Luxury hotel in South Jakarta, Indonesia

The JW Marriott Jakarta is a 5 star luxury hotel in Mega Kuningan, South Jakarta, Indonesia. The hotel is adjacent to the sister Ritz-Carlton Jakarta Hotel. The hotel—operated by JW Marriott—was opened in 2001 and offers 333 rooms and suites. It has been bombed twice, first in 2003 and the second time in 2009 by terrorists. The hotel has sustained $500 million in damage from its two deadly bombings. There are now five layers of blast walls surrounding the hotel, armed security personnel, and magnetometers to enter the hotel.

==Incidents==

It has been bombed twice, first in 2003 and the second time in 2009 by terrorists. On 5 August 2003, a suicide bomber detonated a car bomb outside the lobby of the JW Marriott Hotel, killing twelve people and injuring 150. Among those killed were eight Indonesian, one Dutch, one Danish, and two Chinese people.

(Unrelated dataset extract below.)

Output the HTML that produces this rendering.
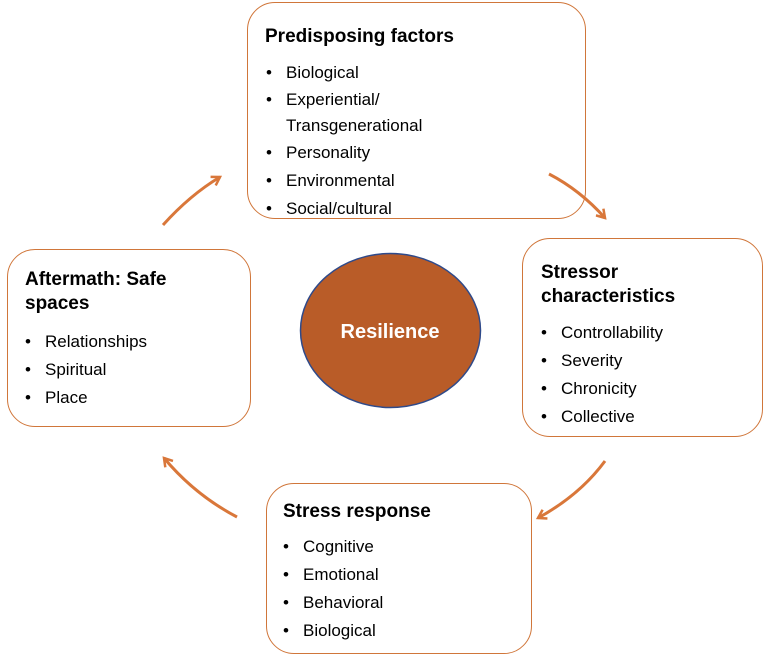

The hotel was viewed as a Western symbol, and had been used by the United States embassy for various events. The hotel was closed for five weeks and reopened to the public on 8 September.

On 17 July 2009, at around 7:50 am local time (0:50 UTC), the JW Marriott Hotel and the Ritz-Carlton Hotel in Jakarta, were hit by separate bombings five minutes apart. Three of the seven victims who were killed were Australians, two from the Netherlands, and one each from New Zealand and Indonesia. More than 50 people were injured in the blasts. Both blasts were caused by suicide bombers, who checked into the hotels as paying guests several days earlier. The twin suicide bombings came four years after the last serious terrorist attack in Indonesia.